The US dollar had a volatile New York FX trading session, thanks to the mixed signals from the FOMC statement. While policymakers dismissed the recent slump in hiring and spending as purely a result of temporary factors, they also downgraded their outlook for growth and hiring. Yellen clarified that they could make policy changes anytime, not just during the months with a scheduled press conference following the FOMC statement. Markets were unsure how to interpret these figures, although many believe that a June rate hike is off the table because of the bleak 0.2% GDP reading for Q1.
The euro surged against the dollar and the Kiwi, following relatively downbeat central bank comments for both currencies. Data from the euro zone came in line with expectations, as the German preliminary CPI reading showed a 0.1% dip in price levels. For today, German retail sales and unemployment change figures could have a big say in the shared currency’s price action. Also lined up are Spain’s preliminary CPI and GDP readings.
FX Trading News
The pound extended its FX trading gains to the dollar, as there were no major reports to weigh on the British currency yesterday. The only medium-tier release was the CBI realized sales index, which marked a decline from 18 to 12 instead of improving to the estimated 26 reading. There are still no major reports due from the UK economy today as most forex traders are focusing on the upcoming elections and what it could mean for the pound.
The franc broke out from its FX trading consolidation against the US dollar, as the Swiss economy also showed an improvement in data. The UBS consumption indicator marked a climb from 1.21 to 1.35, reflecting an increase in consumer-based indicators. The KOF economic barometer is due today and a climb from 90.8 to 91.6 is expected.

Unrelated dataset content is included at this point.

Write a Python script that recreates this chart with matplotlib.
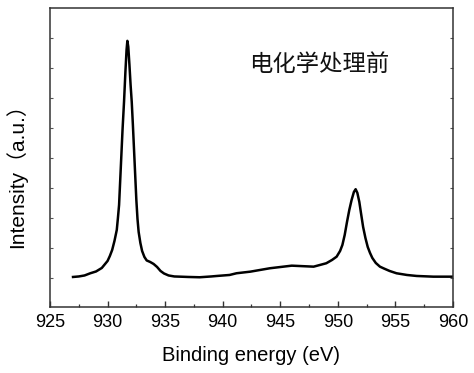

The yen was mostly stronger in recent FX trading, as traders moved their safe-haven holdings away from the dollar and towards the Japanese currency. There have been no major releases from Japan then, as traders await today’s BOJ interest rate decision. Earlier today, the preliminary industrial production reading registered a 0.3% dip, better than the projected 3.4% fall.
The Kiwi was a big loser in recent FX trading as the RBNZ reiterated its dovish bias and confirmed that they could lower rates if economic performance continues to lag. In Australia, import prices fell by 0.2% for Q1 versus expectations of a 1.1% gain. Canadian monthly GDP is up for release later on and strong data could allow the Loonie to advance again.